**Record extracts**.

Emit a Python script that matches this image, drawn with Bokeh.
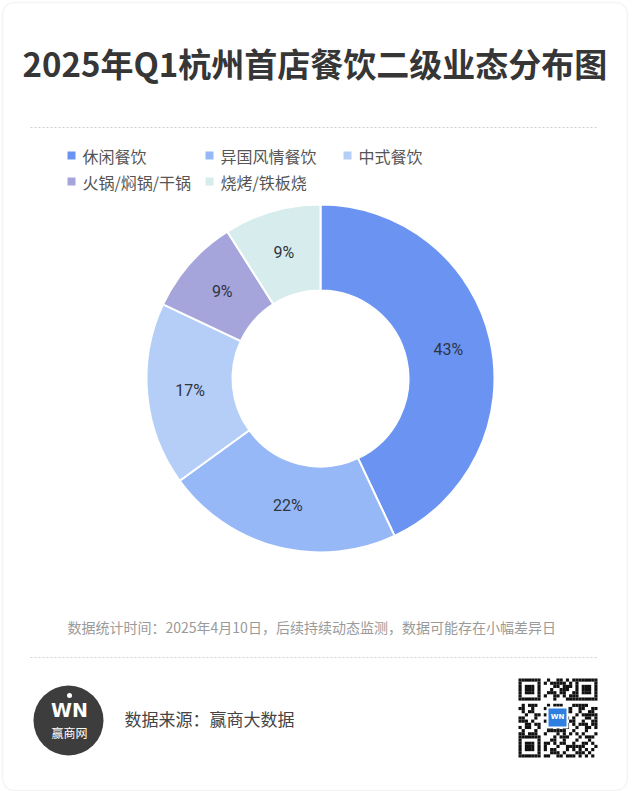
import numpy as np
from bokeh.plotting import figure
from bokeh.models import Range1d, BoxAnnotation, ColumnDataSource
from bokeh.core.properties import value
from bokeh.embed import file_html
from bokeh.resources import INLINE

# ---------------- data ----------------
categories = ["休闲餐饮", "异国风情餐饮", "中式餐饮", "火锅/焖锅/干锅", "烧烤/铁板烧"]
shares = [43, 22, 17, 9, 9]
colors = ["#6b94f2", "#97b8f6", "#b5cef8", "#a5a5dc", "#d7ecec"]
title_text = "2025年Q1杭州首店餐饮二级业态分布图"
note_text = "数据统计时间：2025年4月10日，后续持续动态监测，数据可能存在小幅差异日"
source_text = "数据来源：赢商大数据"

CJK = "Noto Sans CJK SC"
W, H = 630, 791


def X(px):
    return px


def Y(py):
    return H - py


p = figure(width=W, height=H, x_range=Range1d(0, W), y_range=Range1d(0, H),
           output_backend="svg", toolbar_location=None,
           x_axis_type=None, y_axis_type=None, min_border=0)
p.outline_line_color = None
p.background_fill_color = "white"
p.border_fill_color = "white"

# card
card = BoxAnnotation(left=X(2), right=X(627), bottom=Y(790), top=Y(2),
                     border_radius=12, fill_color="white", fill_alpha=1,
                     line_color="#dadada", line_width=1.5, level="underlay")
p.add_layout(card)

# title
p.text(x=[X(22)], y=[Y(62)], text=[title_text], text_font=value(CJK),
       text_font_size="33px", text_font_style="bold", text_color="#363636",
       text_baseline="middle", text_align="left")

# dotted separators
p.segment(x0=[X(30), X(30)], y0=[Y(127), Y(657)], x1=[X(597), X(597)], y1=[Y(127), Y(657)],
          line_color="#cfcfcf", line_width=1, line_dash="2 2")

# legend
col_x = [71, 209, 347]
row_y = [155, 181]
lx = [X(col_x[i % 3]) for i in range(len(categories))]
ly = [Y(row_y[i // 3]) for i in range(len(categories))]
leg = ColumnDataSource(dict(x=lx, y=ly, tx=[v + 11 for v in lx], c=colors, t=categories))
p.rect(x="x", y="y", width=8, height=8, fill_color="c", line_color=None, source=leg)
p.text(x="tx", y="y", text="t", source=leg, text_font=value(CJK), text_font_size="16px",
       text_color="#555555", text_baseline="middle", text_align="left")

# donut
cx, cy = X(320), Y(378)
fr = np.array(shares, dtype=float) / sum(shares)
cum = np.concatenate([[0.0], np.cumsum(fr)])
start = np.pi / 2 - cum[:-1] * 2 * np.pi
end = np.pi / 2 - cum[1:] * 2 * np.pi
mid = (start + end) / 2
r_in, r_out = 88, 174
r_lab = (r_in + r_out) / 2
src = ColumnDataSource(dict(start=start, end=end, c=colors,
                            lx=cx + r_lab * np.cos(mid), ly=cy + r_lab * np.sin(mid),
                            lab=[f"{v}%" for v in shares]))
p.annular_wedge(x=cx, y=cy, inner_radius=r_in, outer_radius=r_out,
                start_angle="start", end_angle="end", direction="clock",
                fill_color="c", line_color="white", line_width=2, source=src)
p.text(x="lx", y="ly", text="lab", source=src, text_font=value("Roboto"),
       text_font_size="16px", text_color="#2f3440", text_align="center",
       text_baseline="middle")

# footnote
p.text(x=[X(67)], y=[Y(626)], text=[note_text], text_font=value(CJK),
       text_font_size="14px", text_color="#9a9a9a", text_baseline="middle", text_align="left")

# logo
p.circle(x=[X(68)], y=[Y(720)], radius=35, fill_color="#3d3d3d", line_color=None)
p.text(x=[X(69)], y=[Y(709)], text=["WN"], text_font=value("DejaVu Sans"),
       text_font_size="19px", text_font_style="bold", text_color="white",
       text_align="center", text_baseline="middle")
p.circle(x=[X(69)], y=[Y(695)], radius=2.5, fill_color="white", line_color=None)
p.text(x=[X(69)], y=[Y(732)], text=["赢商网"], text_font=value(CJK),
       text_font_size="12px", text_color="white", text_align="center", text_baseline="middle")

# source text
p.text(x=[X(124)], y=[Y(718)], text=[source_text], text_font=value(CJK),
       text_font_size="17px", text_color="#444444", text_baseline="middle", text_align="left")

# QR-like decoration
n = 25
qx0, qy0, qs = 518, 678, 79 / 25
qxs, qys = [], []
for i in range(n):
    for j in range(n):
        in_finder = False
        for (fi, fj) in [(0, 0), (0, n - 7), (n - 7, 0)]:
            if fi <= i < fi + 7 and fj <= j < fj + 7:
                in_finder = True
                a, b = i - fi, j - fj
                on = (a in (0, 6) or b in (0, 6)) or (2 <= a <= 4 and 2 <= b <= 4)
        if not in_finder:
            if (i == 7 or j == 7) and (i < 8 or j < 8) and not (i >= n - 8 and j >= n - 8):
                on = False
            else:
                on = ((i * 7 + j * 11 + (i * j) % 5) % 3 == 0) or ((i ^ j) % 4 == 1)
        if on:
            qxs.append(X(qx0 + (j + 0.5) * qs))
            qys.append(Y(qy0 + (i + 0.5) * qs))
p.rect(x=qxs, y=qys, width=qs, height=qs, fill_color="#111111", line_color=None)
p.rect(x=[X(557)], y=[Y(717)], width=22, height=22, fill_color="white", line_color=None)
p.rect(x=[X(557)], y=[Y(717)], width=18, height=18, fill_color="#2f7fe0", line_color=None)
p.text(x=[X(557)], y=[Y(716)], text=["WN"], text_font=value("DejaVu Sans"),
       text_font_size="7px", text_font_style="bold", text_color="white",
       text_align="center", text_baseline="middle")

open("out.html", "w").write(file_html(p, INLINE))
---
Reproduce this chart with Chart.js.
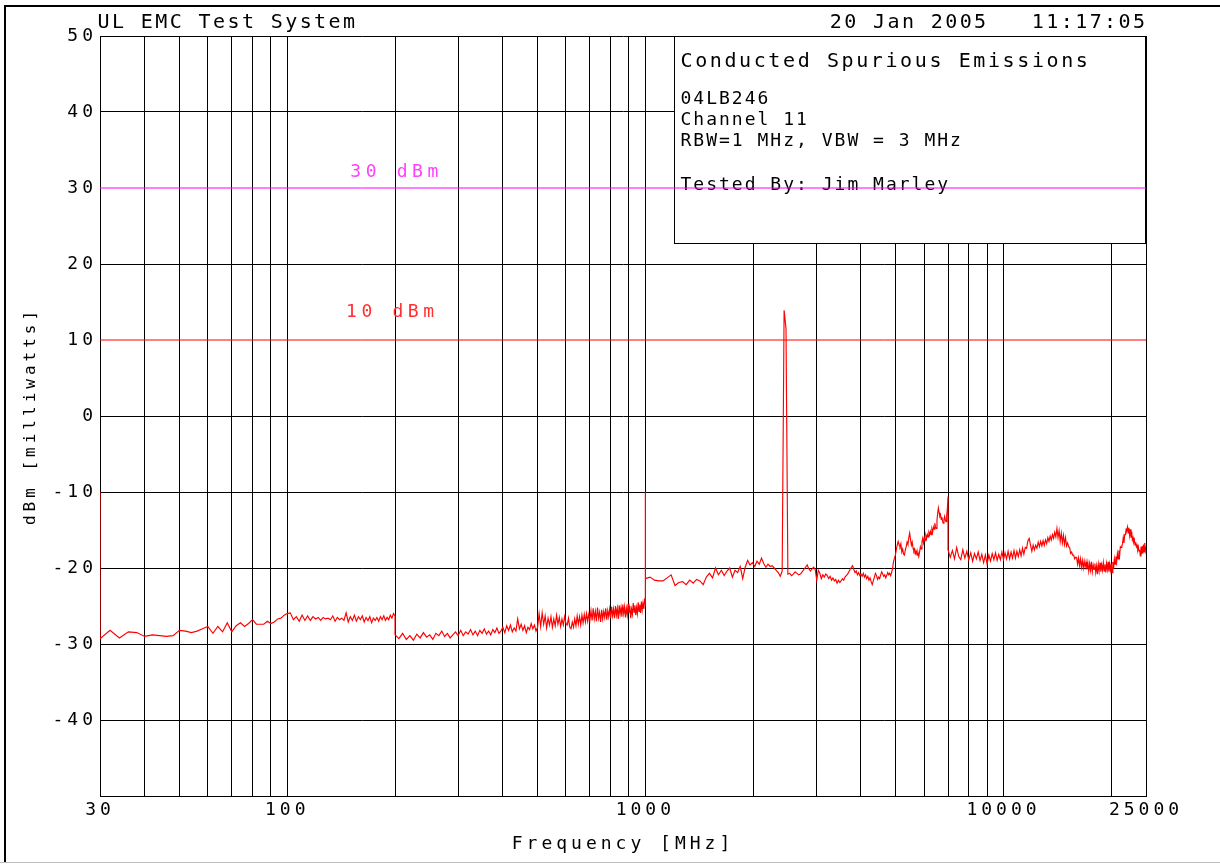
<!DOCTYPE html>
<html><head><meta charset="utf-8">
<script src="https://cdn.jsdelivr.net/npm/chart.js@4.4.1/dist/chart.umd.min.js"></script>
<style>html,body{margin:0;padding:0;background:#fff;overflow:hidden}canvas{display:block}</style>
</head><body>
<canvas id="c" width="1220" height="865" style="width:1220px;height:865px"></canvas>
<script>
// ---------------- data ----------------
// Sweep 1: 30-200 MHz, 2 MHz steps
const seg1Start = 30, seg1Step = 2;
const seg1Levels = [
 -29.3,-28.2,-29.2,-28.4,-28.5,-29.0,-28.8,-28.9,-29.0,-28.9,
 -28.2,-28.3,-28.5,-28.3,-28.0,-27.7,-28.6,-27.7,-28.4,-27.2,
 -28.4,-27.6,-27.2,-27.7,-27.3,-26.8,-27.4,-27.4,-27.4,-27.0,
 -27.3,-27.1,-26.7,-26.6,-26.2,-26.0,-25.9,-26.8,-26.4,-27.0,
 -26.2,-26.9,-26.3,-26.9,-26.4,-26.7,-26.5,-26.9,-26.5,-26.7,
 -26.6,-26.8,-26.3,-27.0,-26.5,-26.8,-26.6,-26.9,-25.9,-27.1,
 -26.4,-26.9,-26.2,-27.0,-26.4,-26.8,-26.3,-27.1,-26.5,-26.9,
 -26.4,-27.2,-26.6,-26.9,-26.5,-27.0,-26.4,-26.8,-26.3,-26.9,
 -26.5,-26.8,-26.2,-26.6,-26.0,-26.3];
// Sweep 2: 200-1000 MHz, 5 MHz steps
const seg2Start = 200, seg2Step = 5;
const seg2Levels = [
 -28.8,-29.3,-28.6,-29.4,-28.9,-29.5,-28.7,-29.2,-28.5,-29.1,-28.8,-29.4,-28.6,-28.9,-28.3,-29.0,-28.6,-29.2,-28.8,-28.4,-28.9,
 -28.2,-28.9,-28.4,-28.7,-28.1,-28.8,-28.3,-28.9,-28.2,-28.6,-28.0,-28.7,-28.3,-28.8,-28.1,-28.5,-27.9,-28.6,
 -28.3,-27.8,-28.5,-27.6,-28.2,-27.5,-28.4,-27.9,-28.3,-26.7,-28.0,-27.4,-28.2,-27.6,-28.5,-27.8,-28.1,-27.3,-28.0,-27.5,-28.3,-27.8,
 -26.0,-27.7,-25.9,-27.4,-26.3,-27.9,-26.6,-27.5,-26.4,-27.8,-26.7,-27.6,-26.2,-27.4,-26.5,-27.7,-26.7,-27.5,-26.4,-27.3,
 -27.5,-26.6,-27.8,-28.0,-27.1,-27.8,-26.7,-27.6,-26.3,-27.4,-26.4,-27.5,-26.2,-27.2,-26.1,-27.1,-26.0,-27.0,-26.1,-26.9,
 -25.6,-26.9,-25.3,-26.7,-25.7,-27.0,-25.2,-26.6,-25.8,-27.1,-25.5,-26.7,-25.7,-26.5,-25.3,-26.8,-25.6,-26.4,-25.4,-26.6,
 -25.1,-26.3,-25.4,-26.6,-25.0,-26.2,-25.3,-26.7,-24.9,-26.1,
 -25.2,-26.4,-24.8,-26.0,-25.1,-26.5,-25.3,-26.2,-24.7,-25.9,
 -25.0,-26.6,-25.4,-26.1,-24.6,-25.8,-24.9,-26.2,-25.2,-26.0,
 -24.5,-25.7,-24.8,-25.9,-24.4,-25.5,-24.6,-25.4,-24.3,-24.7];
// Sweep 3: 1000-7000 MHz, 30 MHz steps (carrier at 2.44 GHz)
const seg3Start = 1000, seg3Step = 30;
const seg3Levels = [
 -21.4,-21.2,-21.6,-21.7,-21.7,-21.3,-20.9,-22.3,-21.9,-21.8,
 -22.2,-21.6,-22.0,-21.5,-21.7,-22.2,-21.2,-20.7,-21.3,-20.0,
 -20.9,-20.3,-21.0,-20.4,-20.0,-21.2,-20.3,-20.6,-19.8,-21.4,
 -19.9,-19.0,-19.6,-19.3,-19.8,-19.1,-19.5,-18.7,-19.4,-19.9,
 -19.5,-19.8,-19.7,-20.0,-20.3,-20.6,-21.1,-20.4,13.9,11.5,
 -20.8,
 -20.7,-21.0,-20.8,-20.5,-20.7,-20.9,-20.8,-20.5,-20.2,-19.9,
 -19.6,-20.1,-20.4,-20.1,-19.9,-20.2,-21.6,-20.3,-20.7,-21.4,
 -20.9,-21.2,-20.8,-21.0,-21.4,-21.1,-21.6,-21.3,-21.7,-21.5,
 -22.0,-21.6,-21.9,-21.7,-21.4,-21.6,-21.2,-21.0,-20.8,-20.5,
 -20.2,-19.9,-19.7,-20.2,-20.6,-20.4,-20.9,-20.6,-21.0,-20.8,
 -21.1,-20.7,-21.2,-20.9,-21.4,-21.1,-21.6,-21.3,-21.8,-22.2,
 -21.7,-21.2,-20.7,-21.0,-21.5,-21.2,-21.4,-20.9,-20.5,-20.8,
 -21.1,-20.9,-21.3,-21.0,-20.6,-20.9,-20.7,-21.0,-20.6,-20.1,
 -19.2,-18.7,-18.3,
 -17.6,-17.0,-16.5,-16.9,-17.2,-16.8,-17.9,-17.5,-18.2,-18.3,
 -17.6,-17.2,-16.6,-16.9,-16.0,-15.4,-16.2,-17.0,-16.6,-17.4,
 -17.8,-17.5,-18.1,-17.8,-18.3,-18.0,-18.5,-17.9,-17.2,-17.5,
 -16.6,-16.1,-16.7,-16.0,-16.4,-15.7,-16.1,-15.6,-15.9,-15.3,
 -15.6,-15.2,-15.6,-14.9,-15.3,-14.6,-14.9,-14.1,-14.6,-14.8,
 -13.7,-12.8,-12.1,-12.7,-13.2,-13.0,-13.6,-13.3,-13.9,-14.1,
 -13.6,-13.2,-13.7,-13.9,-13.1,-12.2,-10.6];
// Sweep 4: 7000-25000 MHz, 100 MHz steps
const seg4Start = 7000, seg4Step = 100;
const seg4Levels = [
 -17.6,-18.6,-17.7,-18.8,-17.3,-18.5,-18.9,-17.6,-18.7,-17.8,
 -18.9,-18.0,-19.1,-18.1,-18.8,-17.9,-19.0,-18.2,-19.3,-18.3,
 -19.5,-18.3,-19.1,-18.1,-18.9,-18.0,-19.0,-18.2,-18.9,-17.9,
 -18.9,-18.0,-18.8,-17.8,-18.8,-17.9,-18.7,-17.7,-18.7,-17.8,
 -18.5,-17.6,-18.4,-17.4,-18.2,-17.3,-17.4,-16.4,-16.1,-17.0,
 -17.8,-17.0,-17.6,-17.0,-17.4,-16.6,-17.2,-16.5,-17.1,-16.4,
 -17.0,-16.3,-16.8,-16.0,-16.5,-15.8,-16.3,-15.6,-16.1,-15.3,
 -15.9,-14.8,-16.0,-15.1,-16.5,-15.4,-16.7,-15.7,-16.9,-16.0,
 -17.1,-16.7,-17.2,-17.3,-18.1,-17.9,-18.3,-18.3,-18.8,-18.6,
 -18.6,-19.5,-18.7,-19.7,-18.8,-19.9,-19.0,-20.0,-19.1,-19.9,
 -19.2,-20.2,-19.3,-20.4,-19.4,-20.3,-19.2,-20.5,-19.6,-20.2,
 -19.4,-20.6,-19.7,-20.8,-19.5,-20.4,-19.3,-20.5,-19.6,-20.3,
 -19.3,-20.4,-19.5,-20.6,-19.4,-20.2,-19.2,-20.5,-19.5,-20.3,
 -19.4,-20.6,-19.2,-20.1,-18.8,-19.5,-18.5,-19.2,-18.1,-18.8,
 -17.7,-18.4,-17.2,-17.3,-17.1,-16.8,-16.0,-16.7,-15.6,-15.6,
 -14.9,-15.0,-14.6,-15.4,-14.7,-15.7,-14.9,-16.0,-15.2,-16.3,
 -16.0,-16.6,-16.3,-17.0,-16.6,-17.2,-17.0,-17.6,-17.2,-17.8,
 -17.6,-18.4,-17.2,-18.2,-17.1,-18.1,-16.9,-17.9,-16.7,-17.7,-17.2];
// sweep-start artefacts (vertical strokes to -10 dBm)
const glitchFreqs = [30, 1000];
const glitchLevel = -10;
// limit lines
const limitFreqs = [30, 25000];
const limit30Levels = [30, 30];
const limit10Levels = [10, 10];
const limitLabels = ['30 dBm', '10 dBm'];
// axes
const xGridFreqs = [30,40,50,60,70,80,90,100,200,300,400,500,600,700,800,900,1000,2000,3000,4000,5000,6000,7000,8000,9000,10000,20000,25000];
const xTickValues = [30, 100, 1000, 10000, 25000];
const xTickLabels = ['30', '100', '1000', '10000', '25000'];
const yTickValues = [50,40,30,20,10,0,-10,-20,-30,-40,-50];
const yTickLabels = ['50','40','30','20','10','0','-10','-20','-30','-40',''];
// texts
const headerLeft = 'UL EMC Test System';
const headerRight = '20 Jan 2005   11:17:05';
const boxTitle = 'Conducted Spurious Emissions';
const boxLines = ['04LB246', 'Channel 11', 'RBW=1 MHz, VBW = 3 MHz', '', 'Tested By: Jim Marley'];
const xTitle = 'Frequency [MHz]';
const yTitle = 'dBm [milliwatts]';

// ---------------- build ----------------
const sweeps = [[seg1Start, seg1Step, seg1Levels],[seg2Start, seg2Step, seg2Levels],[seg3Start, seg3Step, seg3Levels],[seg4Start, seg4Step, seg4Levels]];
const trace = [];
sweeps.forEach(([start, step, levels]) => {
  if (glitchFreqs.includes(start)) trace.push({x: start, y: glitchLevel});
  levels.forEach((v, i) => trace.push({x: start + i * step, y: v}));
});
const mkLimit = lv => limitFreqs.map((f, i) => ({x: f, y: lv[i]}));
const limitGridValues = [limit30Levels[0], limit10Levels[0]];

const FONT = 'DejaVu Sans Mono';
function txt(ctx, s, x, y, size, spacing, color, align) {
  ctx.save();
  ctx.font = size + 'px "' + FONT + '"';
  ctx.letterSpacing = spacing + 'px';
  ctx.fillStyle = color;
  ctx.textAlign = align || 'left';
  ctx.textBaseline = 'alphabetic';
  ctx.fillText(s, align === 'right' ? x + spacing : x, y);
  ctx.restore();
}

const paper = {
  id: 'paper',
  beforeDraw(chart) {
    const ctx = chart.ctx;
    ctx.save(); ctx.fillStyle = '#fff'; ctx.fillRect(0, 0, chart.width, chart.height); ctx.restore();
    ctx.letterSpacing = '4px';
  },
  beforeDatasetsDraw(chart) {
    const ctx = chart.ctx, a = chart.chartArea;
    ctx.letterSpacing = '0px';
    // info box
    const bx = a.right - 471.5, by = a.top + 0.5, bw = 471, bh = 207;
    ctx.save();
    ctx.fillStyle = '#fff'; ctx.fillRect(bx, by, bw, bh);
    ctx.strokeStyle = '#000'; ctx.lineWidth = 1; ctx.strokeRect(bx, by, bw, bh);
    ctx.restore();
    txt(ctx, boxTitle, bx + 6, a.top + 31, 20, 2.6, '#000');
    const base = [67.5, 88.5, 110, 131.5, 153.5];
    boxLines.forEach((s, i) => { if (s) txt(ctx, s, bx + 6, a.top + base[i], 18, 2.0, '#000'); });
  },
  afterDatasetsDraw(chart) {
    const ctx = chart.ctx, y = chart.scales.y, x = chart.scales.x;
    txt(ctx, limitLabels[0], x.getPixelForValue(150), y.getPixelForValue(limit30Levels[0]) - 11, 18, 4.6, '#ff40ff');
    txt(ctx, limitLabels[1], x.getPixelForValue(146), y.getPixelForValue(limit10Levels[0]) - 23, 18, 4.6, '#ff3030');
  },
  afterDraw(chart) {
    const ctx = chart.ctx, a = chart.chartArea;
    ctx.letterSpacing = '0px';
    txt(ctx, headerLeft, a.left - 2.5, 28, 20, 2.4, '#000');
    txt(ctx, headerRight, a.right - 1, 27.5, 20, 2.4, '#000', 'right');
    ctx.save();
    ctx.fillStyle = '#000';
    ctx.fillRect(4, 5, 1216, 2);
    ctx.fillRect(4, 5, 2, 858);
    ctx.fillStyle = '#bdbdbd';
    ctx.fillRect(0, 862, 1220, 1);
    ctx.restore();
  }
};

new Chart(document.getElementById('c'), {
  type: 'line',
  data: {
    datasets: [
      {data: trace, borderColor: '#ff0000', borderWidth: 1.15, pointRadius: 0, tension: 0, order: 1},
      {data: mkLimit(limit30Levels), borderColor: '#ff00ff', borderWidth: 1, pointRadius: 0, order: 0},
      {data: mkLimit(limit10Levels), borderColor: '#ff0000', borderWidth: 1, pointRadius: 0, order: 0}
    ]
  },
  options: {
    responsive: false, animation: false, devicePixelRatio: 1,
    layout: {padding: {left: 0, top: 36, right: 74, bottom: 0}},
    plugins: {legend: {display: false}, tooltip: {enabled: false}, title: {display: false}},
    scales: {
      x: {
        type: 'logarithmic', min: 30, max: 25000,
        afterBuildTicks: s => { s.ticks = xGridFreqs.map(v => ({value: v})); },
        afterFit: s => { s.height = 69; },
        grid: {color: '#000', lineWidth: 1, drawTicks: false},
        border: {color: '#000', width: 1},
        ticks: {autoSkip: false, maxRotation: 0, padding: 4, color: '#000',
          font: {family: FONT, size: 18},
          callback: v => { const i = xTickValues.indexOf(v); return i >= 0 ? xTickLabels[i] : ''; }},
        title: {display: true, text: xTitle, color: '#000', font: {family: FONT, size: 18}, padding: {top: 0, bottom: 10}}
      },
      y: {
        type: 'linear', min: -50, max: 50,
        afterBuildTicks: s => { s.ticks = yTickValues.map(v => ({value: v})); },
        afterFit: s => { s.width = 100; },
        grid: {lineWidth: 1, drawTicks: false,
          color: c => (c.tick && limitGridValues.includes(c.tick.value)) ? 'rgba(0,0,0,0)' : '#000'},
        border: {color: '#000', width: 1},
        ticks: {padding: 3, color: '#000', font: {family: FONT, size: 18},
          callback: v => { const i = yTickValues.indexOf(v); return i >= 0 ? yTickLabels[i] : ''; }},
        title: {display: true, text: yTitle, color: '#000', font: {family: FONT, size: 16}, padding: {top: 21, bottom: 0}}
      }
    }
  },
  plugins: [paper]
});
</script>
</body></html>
...
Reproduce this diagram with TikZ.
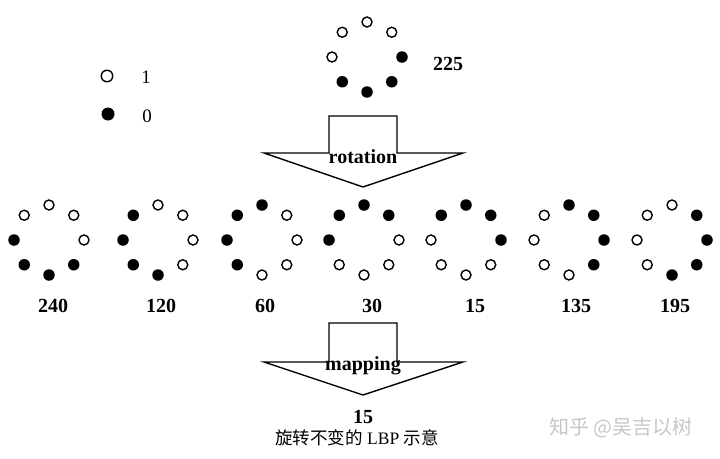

**Requirement**. Look above and copy only the lines from the one holding "Emit a Python" to the one holding "p.add_layout(card)", both included, exactly, minus the pictures.

**Exercise output**.
Emit a Python script that matches this image, drawn with Bokeh.
import numpy as np
from bokeh.plotting import figure
from bokeh.models import Range1d, BoxAnnotation, ColumnDataSource
from bokeh.core.properties import value
from bokeh.embed import file_html
from bokeh.resources import INLINE

# ---------------- data ----------------
categories = ["休闲餐饮", "异国风情餐饮", "中式餐饮", "火锅/焖锅/干锅", "烧烤/铁板烧"]
shares = [43, 22, 17, 9, 9]
colors = ["#6b94f2", "#97b8f6", "#b5cef8", "#a5a5dc", "#d7ecec"]
title_text = "2025年Q1杭州首店餐饮二级业态分布图"
note_text = "数据统计时间：2025年4月10日，后续持续动态监测，数据可能存在小幅差异日"
source_text = "数据来源：赢商大数据"

CJK = "Noto Sans CJK SC"
W, H = 630, 791


def X(px):
    return px


def Y(py):
    return H - py


p = figure(width=W, height=H, x_range=Range1d(0, W), y_range=Range1d(0, H),
           output_backend="svg", toolbar_location=None,
           x_axis_type=None, y_axis_type=None, min_border=0)
p.outline_line_color = None
p.background_fill_color = "white"
p.border_fill_color = "white"

# card
card = BoxAnnotation(left=X(2), right=X(627), bottom=Y(790), top=Y(2),
                     border_radius=12, fill_color="white", fill_alpha=1,
                     line_color="#dadada", line_width=1.5, level="underlay")
p.add_layout(card)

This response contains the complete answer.